Advisors may want to discuss the following strategies with high-net-worth clients while the opportunity with low interest rates still exists:
1. Grantor Retained Annuity Trust (GRAT). At the end of the GRAT term, the remainder interest to beneficiaries, which would be free of federal gift and estate taxes, depends on whether the trust assets appreciated in value. The higher the growth of trust assets in excess of the IRS interest rate when the trust was established, the greater the amount left to beneficiaries. For August 2013, the IRS section 7520 rate* is 2.0%. The historically low interest rate represents a low “hurdle” for the growth of trust assets to meet and potentially exceed depending on investment selection and market conditions.
2. Charitable Lead Annuity Trust (CLAT). These trusts typically provide a regular stream of income to a qualified charity for a defined term or lifetime of the donor. At the end of the term, any remainder interest is left to beneficiaries. The funding of the trust typically results in a taxable gift to the donor. The amount of the taxable gift depends on prevailing IRS interest rates. The lower the interest rate, the lower the taxable gift. For example, a gift of $1 million into a CLAT by a husband and wife, both 65 years old, would result in a taxable gift of $152,042 based on the August IRS interest rate of 2.0%. At an interest rate of 4%, for example, the amount of the taxable gift would be $282,244.

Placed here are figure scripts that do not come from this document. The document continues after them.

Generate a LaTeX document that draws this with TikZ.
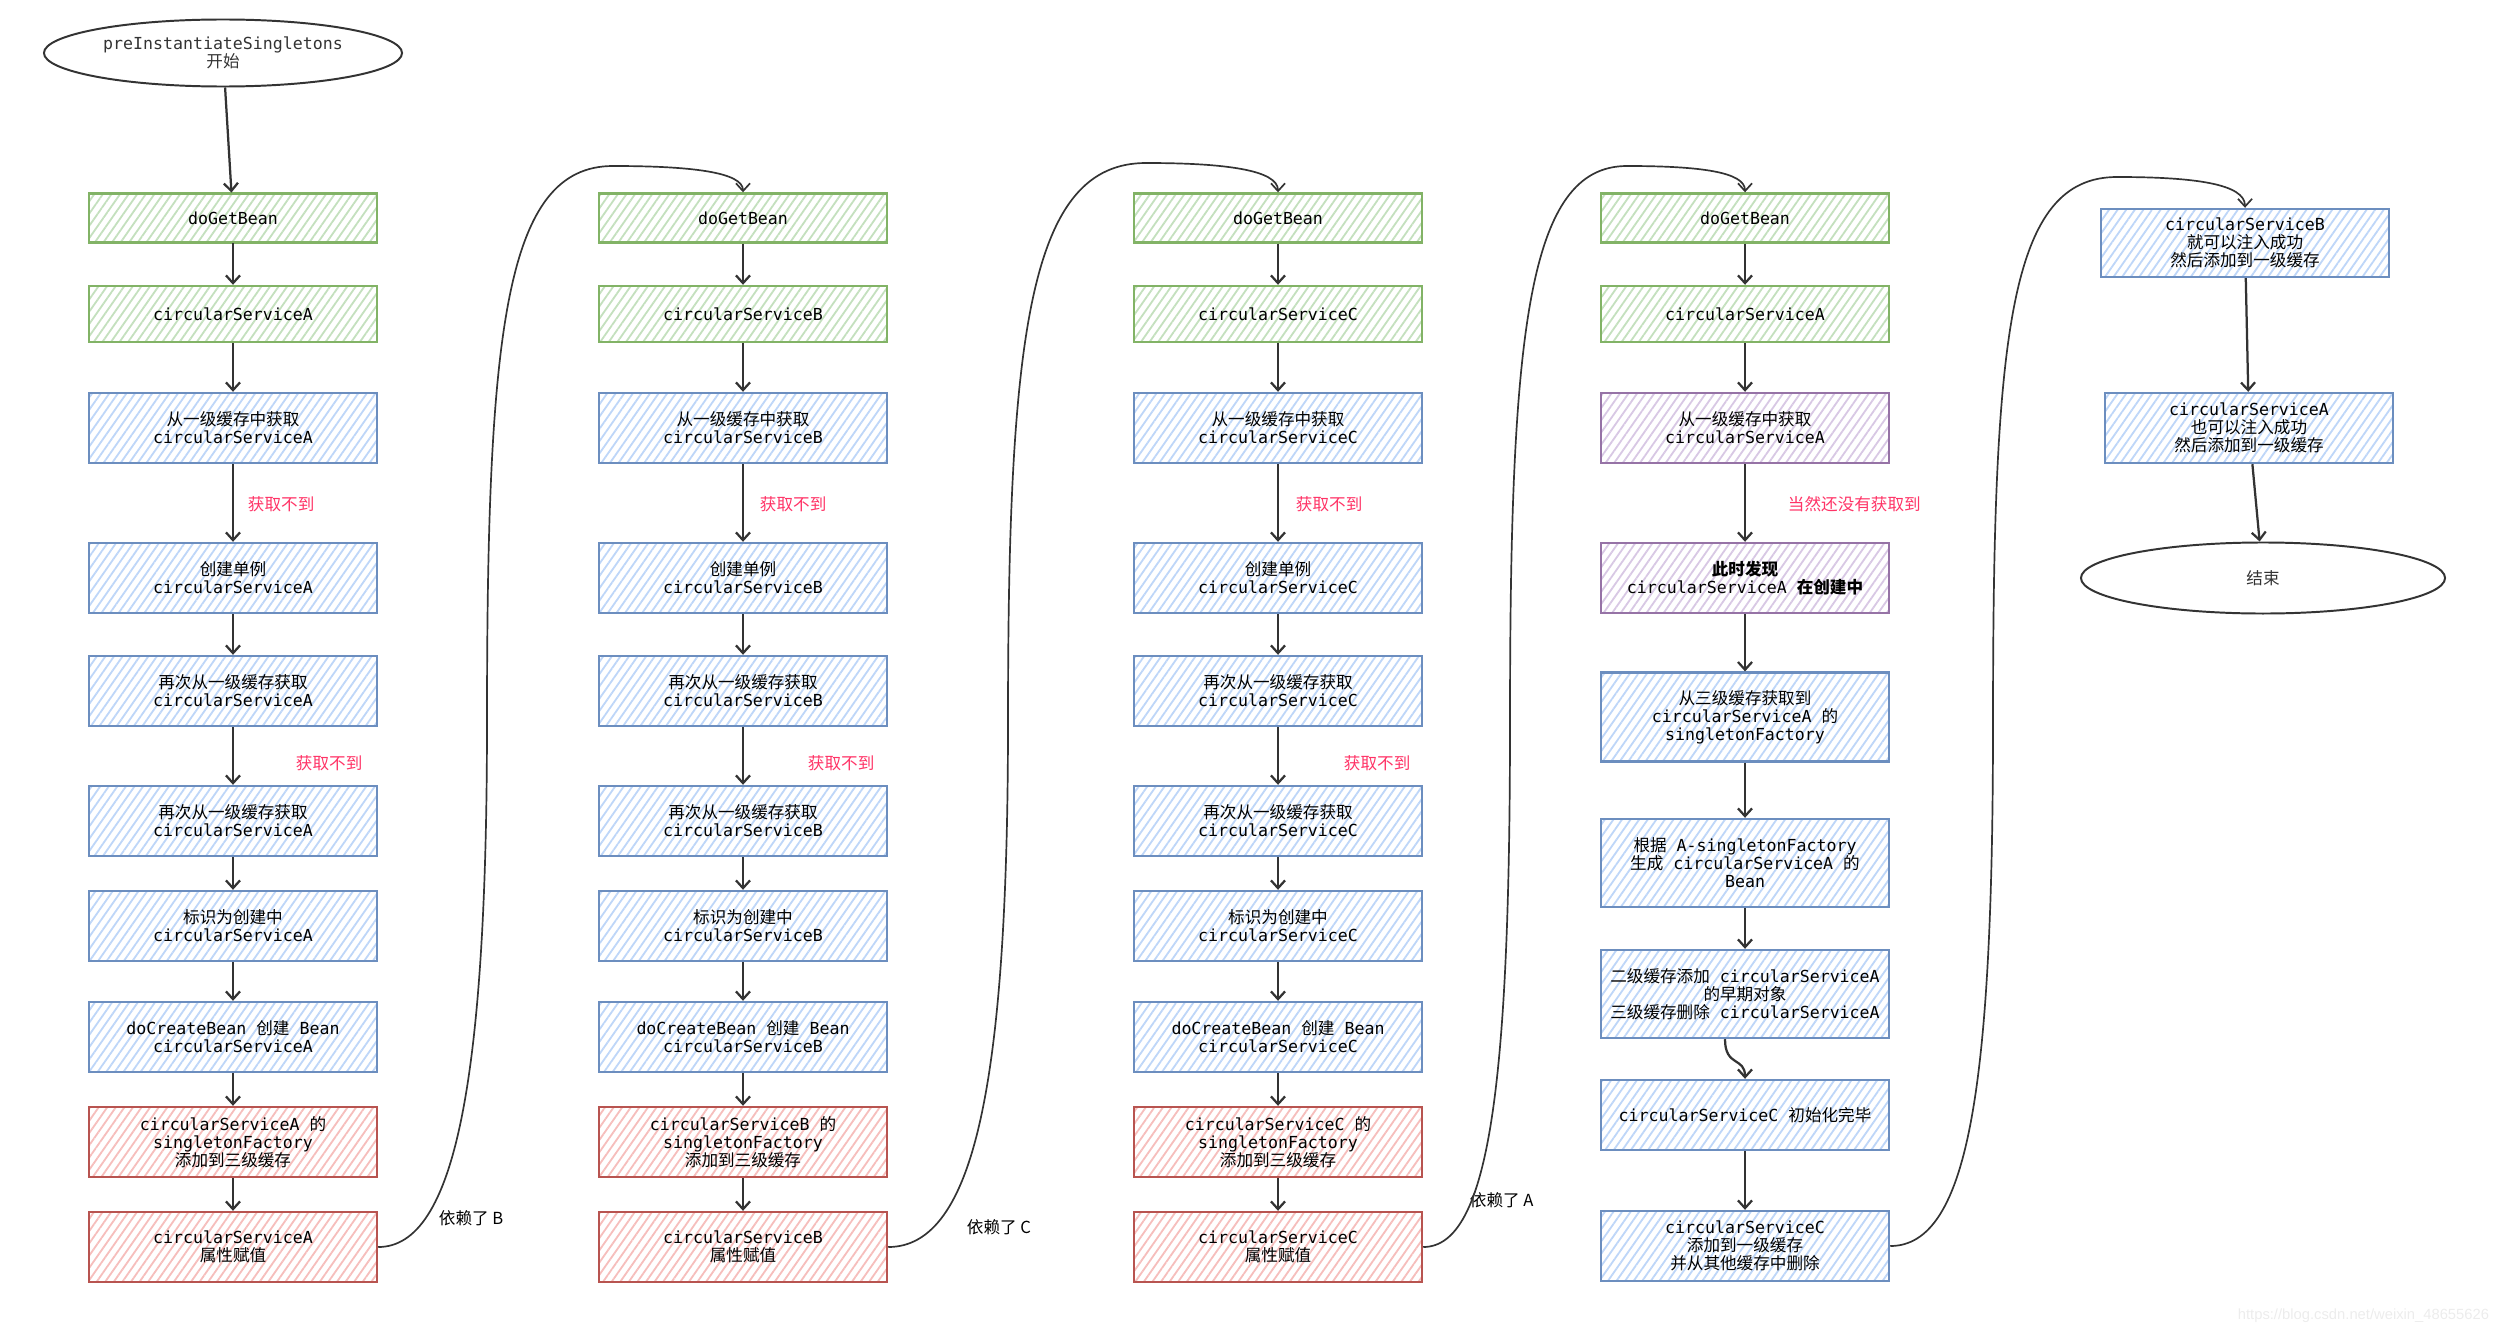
\documentclass[tikz,border=0pt]{standalone}
\usepackage{fontspec}
\setmainfont{DejaVu Sans Mono}
\newfontfamily\cjk{Noto Sans CJK SC}
\newfontfamily\urlfont{Liberation Sans}
\usetikzlibrary{shapes.geometric,arrows.meta,patterns.meta}
\newcommand{\zh}[1]{{\cjk #1}}
\definecolor{leaf}{RGB}{130, 179, 102}
\definecolor{leaflight}{RGB}{196, 224, 190}
\definecolor{sky}{RGB}{108, 142, 191}
\definecolor{skylight}{RGB}{190, 214, 248}
\definecolor{brick}{RGB}{184, 84, 80}
\definecolor{bricklight}{RGB}{246, 190, 188}
\definecolor{plum}{RGB}{150, 115, 166}
\definecolor{plumlight}{RGB}{216, 200, 228}
\definecolor{ink}{RGB}{51, 51, 51}
\definecolor{alert}{RGB}{255, 51, 102}
\tikzset{
  box/.style={draw, line width=1.7pt, minimum width=7.2cm, minimum height=1.75cm,
              align=center, inner sep=2pt, text=black, font=\fontsize{11.8}{12.8}\selectfont},
  greenbox/.style={box, draw=leaf, pattern={Lines[angle=55,distance=5pt,line width=1.3pt]}, pattern color=leaflight},
  bluebox/.style={box, draw=sky, pattern={Lines[angle=55,distance=5pt,line width=1.3pt]}, pattern color=skylight},
  redbox/.style={box, draw=brick, pattern={Lines[angle=55,distance=5pt,line width=1.3pt]}, pattern color=bricklight},
  purplebox/.style={box, draw=plum, pattern={Lines[angle=55,distance=5pt,line width=1.3pt]}, pattern color=plumlight},
  terminal/.style={ellipse, draw=ink, line width=1.4pt, inner sep=0pt, align=center, text=ink,
                   font=\fontsize{11.8}{12.8}\selectfont},
  flow/.style={draw=ink, line width=1.6pt, -{Straight Barb[length=5.5pt,width=10pt]}},
  link/.style={draw=ink, line width=1.2pt, -{Straight Barb[length=5.5pt,width=10pt]}},
  miss/.style={anchor=west, text=alert, font=\cjk\fontsize{11.8}{12.8}\selectfont},
  dep/.style={anchor=west, text=black, font=\cjk\fontsize{11.8}{12.8}\selectfont}
}
\begin{document}
\begin{tikzpicture}[x=0.025cm, y=-0.025cm]
  \useasboundingbox (0,0) rectangle (2502,1334);
  % start
  \node[terminal, minimum width=8.95cm, minimum height=1.675cm] (start) at (223,53) {preInstantiateSingletons\\\zh{开始}};
  % column A
  \node[greenbox, minimum height=1.225cm] (a1)  at (233, 218) {doGetBean};
  \node[greenbox, minimum height=1.4cm]   (a2)  at (233, 314) {circularServiceA};
  \node[bluebox]                          (a3)  at (233, 428) {\zh{从一级缓存中获取}\\circularServiceA};
  \node[bluebox]                          (a4)  at (233, 578) {\zh{创建单例}\\circularServiceA};
  \node[bluebox]                          (a5)  at (233, 691) {\zh{再次从一级缓存获取}\\circularServiceA};
  \node[bluebox]                          (a6)  at (233, 821) {\zh{再次从一级缓存获取}\\circularServiceA};
  \node[bluebox]                          (a7)  at (233, 926) {\zh{标识为创建中}\\circularServiceA};
  \node[bluebox]                          (a8)  at (233,1037) {doCreateBean \zh{创建} Bean\\circularServiceA};
  \node[redbox]                           (a9)  at (233,1142) {circularServiceA \zh{的}\\singletonFactory\\\zh{添加到三级缓存}};
  \node[redbox]                           (a10) at (233,1247) {circularServiceA\\\zh{属性赋值}};
  % column B
  \node[greenbox, minimum height=1.225cm] (b1)  at (743, 218) {doGetBean};
  \node[greenbox, minimum height=1.4cm]   (b2)  at (743, 314) {circularServiceB};
  \node[bluebox]                          (b3)  at (743, 428) {\zh{从一级缓存中获取}\\circularServiceB};
  \node[bluebox]                          (b4)  at (743, 578) {\zh{创建单例}\\circularServiceB};
  \node[bluebox]                          (b5)  at (743, 691) {\zh{再次从一级缓存获取}\\circularServiceB};
  \node[bluebox]                          (b6)  at (743, 821) {\zh{再次从一级缓存获取}\\circularServiceB};
  \node[bluebox]                          (b7)  at (743, 926) {\zh{标识为创建中}\\circularServiceB};
  \node[bluebox]                          (b8)  at (743,1037) {doCreateBean \zh{创建} Bean\\circularServiceB};
  \node[redbox]                           (b9)  at (743,1142) {circularServiceB \zh{的}\\singletonFactory\\\zh{添加到三级缓存}};
  \node[redbox]                           (b10) at (743,1247) {circularServiceB\\\zh{属性赋值}};
  % column C
  \node[greenbox, minimum height=1.225cm] (c1)  at (1278, 218) {doGetBean};
  \node[greenbox, minimum height=1.4cm]   (c2)  at (1278, 314) {circularServiceC};
  \node[bluebox]                          (c3)  at (1278, 428) {\zh{从一级缓存中获取}\\circularServiceC};
  \node[bluebox]                          (c4)  at (1278, 578) {\zh{创建单例}\\circularServiceC};
  \node[bluebox]                          (c5)  at (1278, 691) {\zh{再次从一级缓存获取}\\circularServiceC};
  \node[bluebox]                          (c6)  at (1278, 821) {\zh{再次从一级缓存获取}\\circularServiceC};
  \node[bluebox]                          (c7)  at (1278, 926) {\zh{标识为创建中}\\circularServiceC};
  \node[bluebox]                          (c8)  at (1278,1037) {doCreateBean \zh{创建} Bean\\circularServiceC};
  \node[redbox]                           (c9)  at (1278,1142) {circularServiceC \zh{的}\\singletonFactory\\\zh{添加到三级缓存}};
  \node[redbox]                           (c10) at (1278,1247) {circularServiceC\\\zh{属性赋值}};
  % column D
  \node[greenbox, minimum height=1.225cm] (d1)  at (1745, 218) {doGetBean};
  \node[greenbox, minimum height=1.4cm]   (d2)  at (1745, 314) {circularServiceA};
  \node[purplebox]                        (d3)  at (1745, 428) {\zh{从一级缓存中获取}\\circularServiceA};
  \node[purplebox]                        (d4)  at (1745, 578) {\zh{\bfseries 此时发现}\\circularServiceA \zh{\bfseries 在创建中}};
  \node[bluebox, minimum height=2.22cm]   (d5)  at (1745, 717) {\zh{从三级缓存获取到}\\circularServiceA \zh{的}\\singletonFactory};
  \node[bluebox, minimum height=2.2cm]    (d6)  at (1745, 863) {\zh{根据} A-singletonFactory\\\zh{生成} circularServiceA \zh{的}\\Bean};
  \node[bluebox, minimum height=2.2cm]    (d7)  at (1745, 994) {\zh{二级缓存添加} circularServiceA\\\zh{的早期对象}\\\zh{三级缓存删除} circularServiceA};
  \node[bluebox]                          (d8)  at (1745,1115) {circularServiceC \zh{初始化完毕}};
  \node[bluebox]                          (d9)  at (1745,1246) {circularServiceC\\\zh{添加到一级缓存}\\\zh{并从其他缓存中删除}};
  % column E
  \node[bluebox, minimum height=1.7cm]    (e1)  at (2245, 243) {circularServiceB\\\zh{就可以注入成功}\\\zh{然后添加到一级缓存}};
  \node[bluebox]                          (e2)  at (2249, 428) {circularServiceA\\\zh{也可以注入成功}\\\zh{然后添加到一级缓存}};
  \node[terminal, minimum width=9.1cm, minimum height=1.775cm] (stop) at (2263,578) {\zh{结束}};
  % red notes
  \node[miss] (ma1) at (243, 504) {获取不到};
  \node[miss] (ma2) at (291, 763) {获取不到};
  \node[miss] (mb1) at (755, 504) {获取不到};
  \node[miss] (mb2) at (803, 763) {获取不到};
  \node[miss] (mc1) at (1291, 504) {获取不到};
  \node[miss] (mc2) at (1339, 763) {获取不到};
  \node[miss] (md1) at (1783, 504) {当然还没有获取到};
  % dependency notes
  \node[dep] (depb) at (434,1218) {依赖了 B};
  \node[dep] (depc) at (962,1227) {依赖了 C};
  \node[dep] (depa) at (1465,1200) {依赖了 A};
  % arrows inside the columns
  \draw[flow] (start) -- (a1);
  \draw[flow] (a1) -- (a2);  \draw[flow] (a2) -- (a3);  \draw[flow] (a3) -- (a4);
  \draw[flow] (a4) -- (a5);  \draw[flow] (a5) -- (a6);  \draw[flow] (a6) -- (a7);
  \draw[flow] (a7) -- (a8);  \draw[flow] (a8) -- (a9);  \draw[flow] (a9) -- (a10);
  \draw[flow] (b1) -- (b2);  \draw[flow] (b2) -- (b3);  \draw[flow] (b3) -- (b4);
  \draw[flow] (b4) -- (b5);  \draw[flow] (b5) -- (b6);  \draw[flow] (b6) -- (b7);
  \draw[flow] (b7) -- (b8);  \draw[flow] (b8) -- (b9);  \draw[flow] (b9) -- (b10);
  \draw[flow] (c1) -- (c2);  \draw[flow] (c2) -- (c3);  \draw[flow] (c3) -- (c4);
  \draw[flow] (c4) -- (c5);  \draw[flow] (c5) -- (c6);  \draw[flow] (c6) -- (c7);
  \draw[flow] (c7) -- (c8);  \draw[flow] (c8) -- (c9);  \draw[flow] (c9) -- (c10);
  \draw[flow] (d1) -- (d2);  \draw[flow] (d2) -- (d3);  \draw[flow] (d3) -- (d4);
  \draw[flow] (d4) -- (d5);  \draw[flow] (d5) -- (d6);  \draw[flow] (d6) -- (d7);
  \draw[flow] ([xshift=-0.5cm]d7.south) .. controls +(0,28) and +(0,-22) .. (d8.north);
  \draw[flow] (d8) -- (d9);
  \draw[flow] (e1) -- (e2);  \draw[flow] (e2) -- (stop);
  % jumps between the columns
  \draw[link] (a10.east) .. controls (455,1247) and (487,1080) .. (487,720)
              .. controls (487,330) and (505,166) .. (613,166)
              .. controls (690,166) and (743,172) .. (b1.north);
  \draw[link] (b10.east) .. controls (975,1247) and (1008,1080) .. (1008,720)
              .. controls (1008,330) and (1030,163) .. (1146,163)
              .. controls (1225,163) and (1278,170) .. (c1.north);
  \draw[link] (c10.east) .. controls (1490,1247) and (1510,1080) .. (1510,720)
              .. controls (1510,330) and (1528,166) .. (1627,166)
              .. controls (1700,166) and (1745,172) .. (d1.north);
  \draw[link] (d9.east) .. controls (1970,1246) and (1993,1080) .. (1993,720)
              .. controls (1993,330) and (2010,177) .. (2117,177)
              .. controls (2195,177) and (2245,184) .. (e1.north);
  % watermark
  \node[anchor=east, text=gray!15, font=\urlfont\fontsize{10.5}{12}\selectfont] (mark) at (2494,1316) {https://blog.csdn.net/weixin\_48655626};
\end{tikzpicture}
\end{document}
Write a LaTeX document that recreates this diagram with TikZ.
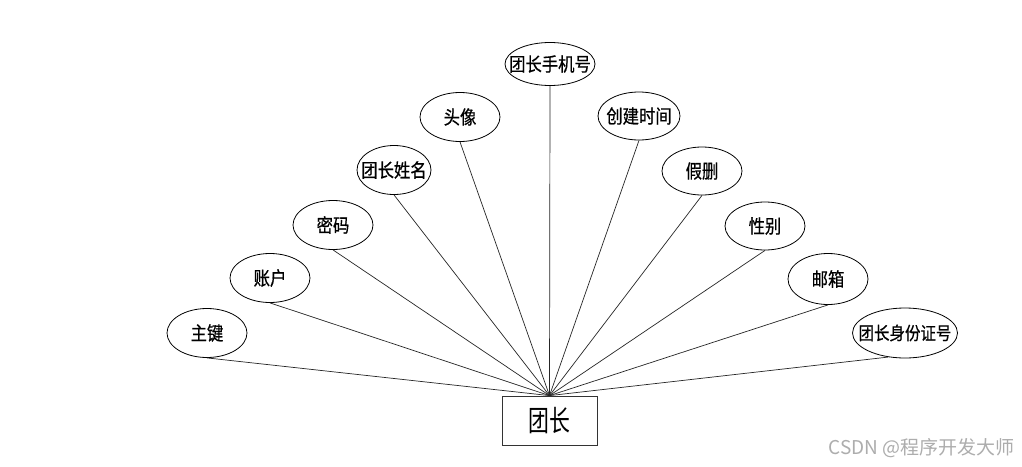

3. Installment sales. Families often use installment sales to transfer property from one member to another. This can benefit the buyer by spreading out payments over a number of years while deferring taxes due for the seller. To avoid gift tax consequences, the seller must apply an interest rate on payments based on prevailing IRS interest rates. Payment based on lower interest rates allow wealthier family members, such as parents, to transfer property to children with lower costs to the recipient and lower taxable interest payments to the seller.
Low rates may adversely impact certain strategies
A number of estate planning strategies are adversely affected by low interest rates, such as Charitable Remainder Annuity Trusts (CRATs) and Qualified Personal Residence Trusts (QPRTs). In the case of CRATs, the lower-interest-rate environment may make it more difficult for the trust to generate the amount of income required (5% annually) and will result in a lower charitable tax deduction to the donor. In the case of QPRTs, the lower the prevailing IRS interest rate, the higher the taxable gift from the grantor to beneficiaries.
Because interest rates are expected to increase, advisors should consider having an initial conversation regarding these opportunistic strategies now while rates remain low. Depending on individual circumstances, a more in-depth consultation with an estate-planning professional may be prudent.
*The IRS section 7520 interest rate is reset each month.